■ Work to be completed
Retype the data that follows line by line, exactly, and leave its pictures out.

>> start

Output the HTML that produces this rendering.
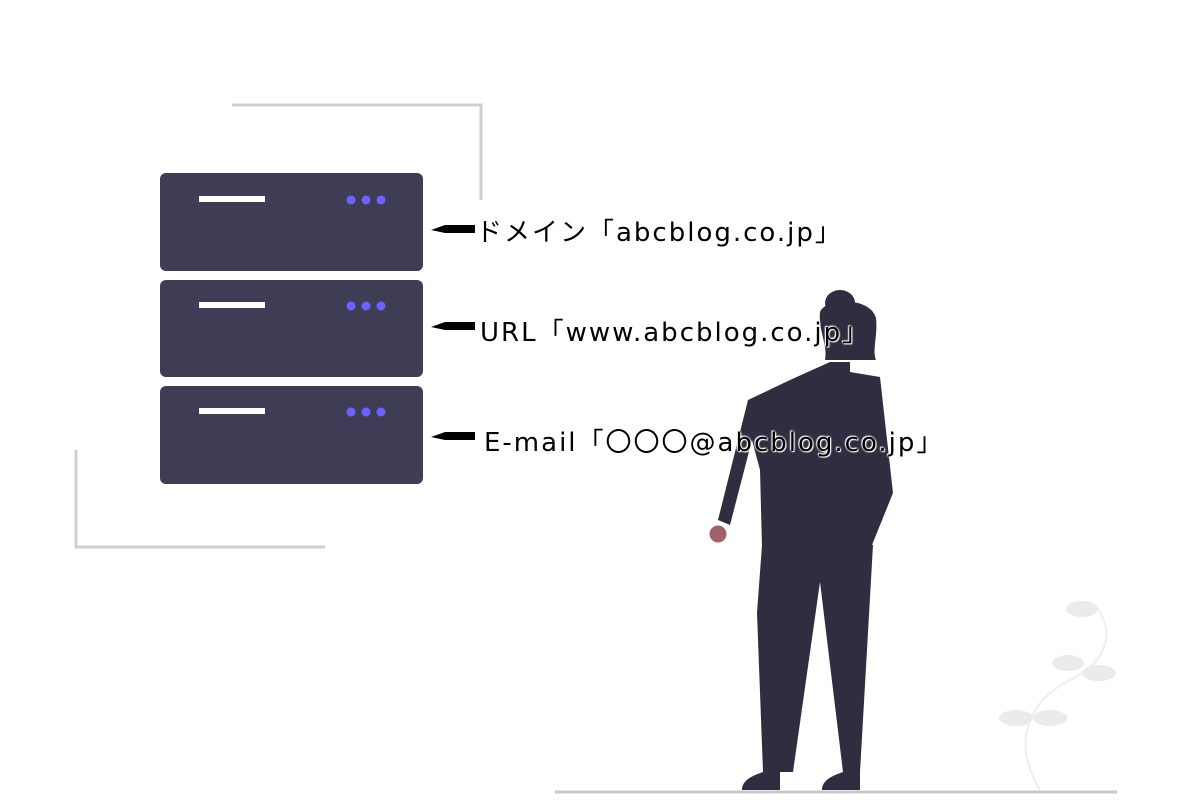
<!DOCTYPE html>
<html><head><meta charset="utf-8"><style>
body{margin:0;background:#fff;width:1200px;height:800px;overflow:hidden;position:relative}
svg{position:absolute;left:0;top:0}
.t{position:absolute;font-family:"DejaVu Sans","Noto Sans CJK JP",sans-serif;font-size:26px;letter-spacing:2px;color:#000;white-space:nowrap;text-shadow:0 0 2px #fff,0 0 2px #fff,1px 1px 1px #fff,-1px -1px 1px #fff}
</style></head><body>
<svg width="1200" height="800">
<g stroke="#d0d0d0" stroke-width="3" fill="none">
<polyline points="232,105 481,105 481,200"/>
<polyline points="76,450 76,547 325,547"/>
<line x1="555" y1="792" x2="1117" y2="792" stroke="#c8c8c8"/>
</g>
<g fill="#3f3d56">
<rect x="160" y="173" width="263" height="98" rx="6"/>
<rect x="160" y="280" width="263" height="97" rx="6"/>
<rect x="160" y="386" width="263" height="98" rx="6"/>
</g>
<g fill="#fff"><rect x="199" y="196" width="66" height="6"/><rect x="199" y="302" width="66" height="6"/><rect x="199" y="408" width="66" height="6"/></g>
<g fill="#6c63ff">
<circle cx="351" cy="200" r="4.5"/><circle cx="366" cy="200" r="4.5"/><circle cx="381" cy="200" r="4.5"/>
<circle cx="351" cy="306" r="4.5"/><circle cx="366" cy="306" r="4.5"/><circle cx="381" cy="306" r="4.5"/>
<circle cx="351" cy="412" r="4.5"/><circle cx="366" cy="412" r="4.5"/><circle cx="381" cy="412" r="4.5"/>
</g>
<g fill="#000">
<polygon points="431,230 445,225 475,225 475,233 445,233"/>
<polygon points="431,327 445,322 475,322 475,330 445,330"/>
<polygon points="431,437 445,432 475,432 475,440 445,440"/>
</g>
<path d="M1040,790 C1010,740 1030,700 1070,680 C1110,660 1115,630 1095,605" stroke="#eee" stroke-width="2" fill="none"/>
<g fill="#ebebeb">
<ellipse cx="1082" cy="609" rx="16" ry="8"/><ellipse cx="1068" cy="663" rx="16" ry="8"/><ellipse cx="1099" cy="673" rx="17" ry="8"/><ellipse cx="1016" cy="718" rx="17" ry="8"/><ellipse cx="1050" cy="718" rx="17" ry="8"/>
</g>
<g fill="#2f2e41">
<ellipse cx="840" cy="303" rx="15" ry="13"/>
<path d="M820,312 C825,298 870,296 876,318 C878,335 872,350 876,360 L825,360 C828,345 818,330 820,312Z"/>
<polygon points="830,362 850,362 850,372 880,377 893,493 872,545 762,547 760,470 752,440 730,525 718,520 748,400 790,380"/>
<polygon points="762,545 873,545 860,772 843,772 820,582 793,772 763,772 757,613"/>
<path d="M763,772 L780,772 L780,790 L742,790 C742,780 752,776 763,772Z"/>
<path d="M843,772 L860,772 L860,790 L822,790 C822,780 832,776 843,772Z"/>
</g>
<circle cx="718" cy="534" r="8.5" fill="#a0616a"/>
</svg>
<div class="t" style="left:476px;top:212px">ドメイン「abcblog.co.jp」</div>
<div class="t" style="left:480px;top:312px">URL「www.abcblog.co.jp」</div>
<div class="t" style="left:484px;top:422px">E-mail「〇〇〇@abcblog.co.jp」</div>
</body></html>
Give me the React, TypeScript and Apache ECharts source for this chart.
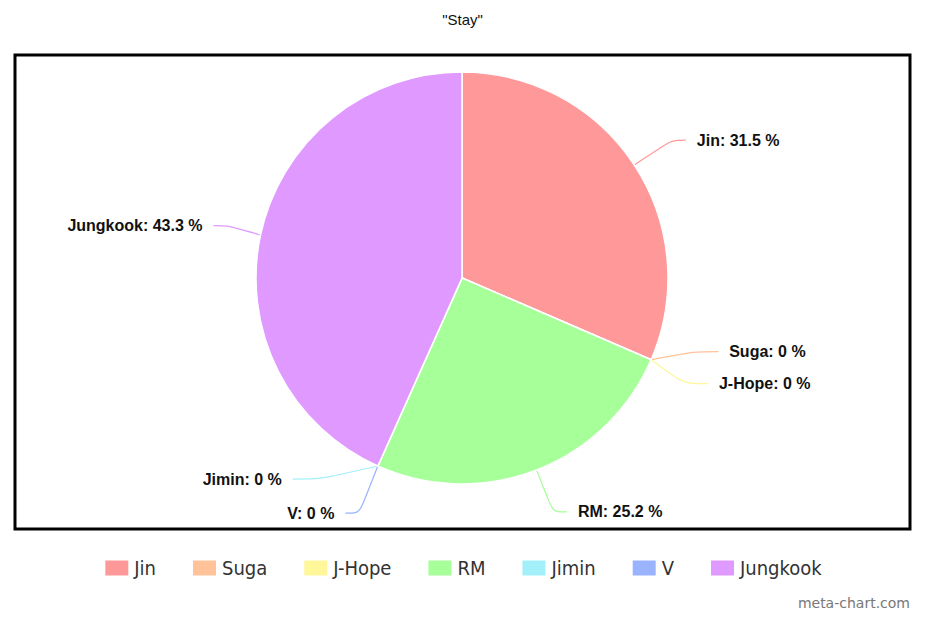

>> end

■ Response below
Output the HTML that produces this rendering.
<!DOCTYPE html>
<html><head><meta charset="utf-8"><style>
body{margin:0;background:#fff;width:1200px;height:800px;overflow:hidden;position:relative}
svg{position:absolute;left:0;top:0}
.t{position:absolute;font-family:"DejaVu Sans","Noto Sans CJK JP",sans-serif;font-size:26px;letter-spacing:2px;color:#000;white-space:nowrap;text-shadow:0 0 2px #fff,0 0 2px #fff,1px 1px 1px #fff,-1px -1px 1px #fff}
</style></head><body>
<svg width="1200" height="800">
<g stroke="#d0d0d0" stroke-width="3" fill="none">
<polyline points="232,105 481,105 481,200"/>
<polyline points="76,450 76,547 325,547"/>
<line x1="555" y1="792" x2="1117" y2="792" stroke="#c8c8c8"/>
</g>
<g fill="#3f3d56">
<rect x="160" y="173" width="263" height="98" rx="6"/>
<rect x="160" y="280" width="263" height="97" rx="6"/>
<rect x="160" y="386" width="263" height="98" rx="6"/>
</g>
<g fill="#fff"><rect x="199" y="196" width="66" height="6"/><rect x="199" y="302" width="66" height="6"/><rect x="199" y="408" width="66" height="6"/></g>
<g fill="#6c63ff">
<circle cx="351" cy="200" r="4.5"/><circle cx="366" cy="200" r="4.5"/><circle cx="381" cy="200" r="4.5"/>
<circle cx="351" cy="306" r="4.5"/><circle cx="366" cy="306" r="4.5"/><circle cx="381" cy="306" r="4.5"/>
<circle cx="351" cy="412" r="4.5"/><circle cx="366" cy="412" r="4.5"/><circle cx="381" cy="412" r="4.5"/>
</g>
<g fill="#000">
<polygon points="431,230 445,225 475,225 475,233 445,233"/>
<polygon points="431,327 445,322 475,322 475,330 445,330"/>
<polygon points="431,437 445,432 475,432 475,440 445,440"/>
</g>
<path d="M1040,790 C1010,740 1030,700 1070,680 C1110,660 1115,630 1095,605" stroke="#eee" stroke-width="2" fill="none"/>
<g fill="#ebebeb">
<ellipse cx="1082" cy="609" rx="16" ry="8"/><ellipse cx="1068" cy="663" rx="16" ry="8"/><ellipse cx="1099" cy="673" rx="17" ry="8"/><ellipse cx="1016" cy="718" rx="17" ry="8"/><ellipse cx="1050" cy="718" rx="17" ry="8"/>
</g>
<g fill="#2f2e41">
<ellipse cx="840" cy="303" rx="15" ry="13"/>
<path d="M820,312 C825,298 870,296 876,318 C878,335 872,350 876,360 L825,360 C828,345 818,330 820,312Z"/>
<polygon points="830,362 850,362 850,372 880,377 893,493 872,545 762,547 760,470 752,440 730,525 718,520 748,400 790,380"/>
<polygon points="762,545 873,545 860,772 843,772 820,582 793,772 763,772 757,613"/>
<path d="M763,772 L780,772 L780,790 L742,790 C742,780 752,776 763,772Z"/>
<path d="M843,772 L860,772 L860,790 L822,790 C822,780 832,776 843,772Z"/>
</g>
<circle cx="718" cy="534" r="8.5" fill="#a0616a"/>
</svg>
<div class="t" style="left:476px;top:212px">ドメイン「abcblog.co.jp」</div>
<div class="t" style="left:480px;top:312px">URL「www.abcblog.co.jp」</div>
<div class="t" style="left:484px;top:422px">E-mail「〇〇〇@abcblog.co.jp」</div>
</body></html>
Give me the React, TypeScript and Apache ECharts source for this chart.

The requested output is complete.